In Barfield the Tennessee Court, although denying liability on another issue, ruled that the physical contact clause does not require that the vehicles be driven into a collision with each other or that an integral part of the offending vehicle be the injury-causing agency stating:
[W]hen a wheel of one vehicle hurls an object, such as a stone, into and against another vehicle, this constitutes physical contact between the two vehicles within the meaning of the hit-and-run provision of the uninsured motorist's coverage ...
443 S.W.2d at 486. An object propelled by one vehicle into another is sufficient to satisfy the physical contact requirement for recovery under the uninsured motorist provision for a hit-and-run driver. It is noted that both the policy provision in Barfield and the Tennessee statute (T.C.A. § 56-7-1201) are identical to the policy language in the case at bar and the UM statute in Mississippi.
*372 In Johnson v. State Farm Mutual Automobile Insurance Co., 70 Wash.2d 587, 424 P.2d 648 (1967) UM coverage was extended when a vehicle which caused the injury of the insured was set in motion by a hit-and-run driver.

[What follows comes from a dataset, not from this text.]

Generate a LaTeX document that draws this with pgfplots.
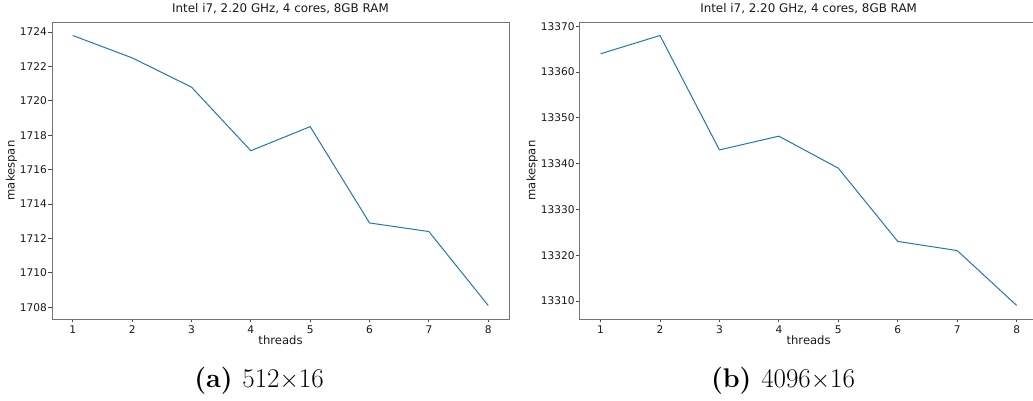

The Washington Court held that there was "`physical contact', though indirect, where one object hits a second, impelling it to strike a third object. The physical force of the first is transmitted through the intermediary to the last object." Id. 424 P.2d at 650.
Adopting the language found in Springer v. GEICO, 311 So.2d 36, 39-40 (La. App. 1975) this Court holds:
[T]hat the `physical contact of such vehicle' includes the physical contact of that vehicle with an intermediate vehicle or other object which, in the same mechanism of the accident, strikes the insured's vehicle... . Specifically, the injury causing impact must have a complete, proximate, direct and timely relationship with the first impact between the hit-and-run vehicle and the intermediate vehicle. In effect, the impact must be the result of an unbroken chain of events with a clearly definable beginning and ending, occurring in a continuous sequence.

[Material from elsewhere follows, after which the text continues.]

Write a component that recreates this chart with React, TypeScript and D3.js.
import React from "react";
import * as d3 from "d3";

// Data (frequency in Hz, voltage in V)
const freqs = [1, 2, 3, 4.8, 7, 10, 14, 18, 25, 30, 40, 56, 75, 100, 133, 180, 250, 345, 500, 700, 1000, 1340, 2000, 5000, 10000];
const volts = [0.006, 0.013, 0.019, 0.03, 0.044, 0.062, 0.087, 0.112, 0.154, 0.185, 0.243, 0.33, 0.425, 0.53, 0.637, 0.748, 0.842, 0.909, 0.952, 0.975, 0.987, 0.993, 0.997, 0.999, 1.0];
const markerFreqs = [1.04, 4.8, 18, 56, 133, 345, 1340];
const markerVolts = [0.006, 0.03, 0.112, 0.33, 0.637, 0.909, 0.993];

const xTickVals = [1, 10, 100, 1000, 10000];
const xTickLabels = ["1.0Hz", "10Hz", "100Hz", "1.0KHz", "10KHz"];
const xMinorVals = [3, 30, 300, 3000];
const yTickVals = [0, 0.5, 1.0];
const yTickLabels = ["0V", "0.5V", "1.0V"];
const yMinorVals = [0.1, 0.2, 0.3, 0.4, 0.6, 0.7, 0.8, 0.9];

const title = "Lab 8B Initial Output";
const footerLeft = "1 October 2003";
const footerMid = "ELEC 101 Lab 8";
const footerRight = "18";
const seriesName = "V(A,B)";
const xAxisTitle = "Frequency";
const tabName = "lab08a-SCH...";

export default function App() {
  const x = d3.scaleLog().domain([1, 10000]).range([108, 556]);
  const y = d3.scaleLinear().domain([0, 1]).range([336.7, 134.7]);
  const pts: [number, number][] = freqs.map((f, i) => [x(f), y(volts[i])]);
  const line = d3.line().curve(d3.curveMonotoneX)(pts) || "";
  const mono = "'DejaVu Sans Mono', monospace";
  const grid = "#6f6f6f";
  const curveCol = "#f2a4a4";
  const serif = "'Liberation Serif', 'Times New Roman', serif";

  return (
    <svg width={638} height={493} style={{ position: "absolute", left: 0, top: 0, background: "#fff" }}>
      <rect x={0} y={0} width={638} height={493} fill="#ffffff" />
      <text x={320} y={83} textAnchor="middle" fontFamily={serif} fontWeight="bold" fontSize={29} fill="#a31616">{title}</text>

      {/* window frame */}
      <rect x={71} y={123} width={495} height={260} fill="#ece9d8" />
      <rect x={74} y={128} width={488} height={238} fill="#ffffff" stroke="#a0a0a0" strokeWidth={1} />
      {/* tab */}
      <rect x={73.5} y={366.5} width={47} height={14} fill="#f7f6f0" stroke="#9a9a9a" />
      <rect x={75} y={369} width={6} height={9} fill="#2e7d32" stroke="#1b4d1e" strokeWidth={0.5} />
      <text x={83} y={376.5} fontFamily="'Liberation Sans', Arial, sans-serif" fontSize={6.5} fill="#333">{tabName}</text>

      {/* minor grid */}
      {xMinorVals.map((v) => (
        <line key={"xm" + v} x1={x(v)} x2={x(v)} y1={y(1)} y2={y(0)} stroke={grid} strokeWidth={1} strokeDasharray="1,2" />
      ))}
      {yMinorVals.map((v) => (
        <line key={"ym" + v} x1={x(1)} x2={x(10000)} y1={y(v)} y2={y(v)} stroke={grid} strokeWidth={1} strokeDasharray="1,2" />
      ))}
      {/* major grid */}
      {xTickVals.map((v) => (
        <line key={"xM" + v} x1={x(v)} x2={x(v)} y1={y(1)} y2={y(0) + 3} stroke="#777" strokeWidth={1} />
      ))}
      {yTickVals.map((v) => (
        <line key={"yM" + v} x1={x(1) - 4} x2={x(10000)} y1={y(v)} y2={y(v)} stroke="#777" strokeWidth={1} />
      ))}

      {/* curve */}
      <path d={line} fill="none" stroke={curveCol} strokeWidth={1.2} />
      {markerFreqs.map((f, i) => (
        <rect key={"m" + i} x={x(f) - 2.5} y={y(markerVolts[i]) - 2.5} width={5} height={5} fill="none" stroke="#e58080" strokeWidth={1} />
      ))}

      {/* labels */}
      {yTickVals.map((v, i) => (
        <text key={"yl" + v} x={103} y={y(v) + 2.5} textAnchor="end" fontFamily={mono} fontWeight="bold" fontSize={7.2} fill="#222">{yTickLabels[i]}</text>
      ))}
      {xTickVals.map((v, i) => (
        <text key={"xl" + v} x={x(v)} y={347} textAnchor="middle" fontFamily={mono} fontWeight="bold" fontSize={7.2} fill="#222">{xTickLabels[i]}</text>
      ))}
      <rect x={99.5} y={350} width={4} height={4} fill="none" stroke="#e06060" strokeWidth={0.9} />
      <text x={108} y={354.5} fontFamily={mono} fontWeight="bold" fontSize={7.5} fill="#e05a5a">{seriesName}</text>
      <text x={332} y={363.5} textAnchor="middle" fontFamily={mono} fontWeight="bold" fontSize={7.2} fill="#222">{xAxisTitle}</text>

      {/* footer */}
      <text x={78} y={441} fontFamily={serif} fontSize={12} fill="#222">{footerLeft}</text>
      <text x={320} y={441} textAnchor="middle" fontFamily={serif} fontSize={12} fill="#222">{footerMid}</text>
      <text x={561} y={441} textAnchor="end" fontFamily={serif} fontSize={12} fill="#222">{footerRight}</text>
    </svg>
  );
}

A policy of UM insurance should encompass a definition to provide the insured with the protection for which he contracted.
Had the insurance company intended that the provision apply only where there is direct, as opposed to indirect physical contact, between the hit-and-run vehicle and the vehicle of the insured, it should have so provided in unmistakably clear language. And since the provision of the policy was capable of two meanings, the meaning and construction most favorable to the insured should be applied. GEICO v. Brown, 446 So.2d 1002, 1006 (Miss. 1984). Such reasoning is consistent with the express purposes of the Mississippi Uninsured Motorist Coverage Act to be remedial in nature and liberally construed to accomplish its purpose. Stringer v. Bufkin, 465 So.2d 331 (Miss. 1985).
"The rationale for the physical contact requirement in automobile insurance policies is to prevent fraudulent claims, ostensibly by providing objective evidence that a vanishing motorist had in fact been involved in the accident". Clark v. Regent Ins. Co., 270 N.W.2d 26 (S.D. 1978); Couch, 12A Insurance 2d § 45:643 (1981). But where, as in the case at bar, each side stipulates to the damages incurred by the plaintiff and that the injury received was the result of and caused by the negligence of the hit-and-run driver, the possibility of fraud does not exist.
GRANTING OF MOTION FOR SUMMARY JUDGMENT AFFIRMED.
WALKER, C.J., ROY NOBLE LEE and HAWKINS, P.JJ., and DAN M. LEE, ROBERTSON, SULLIVAN, ANDERSON and GRIFFIN, JJ., concur.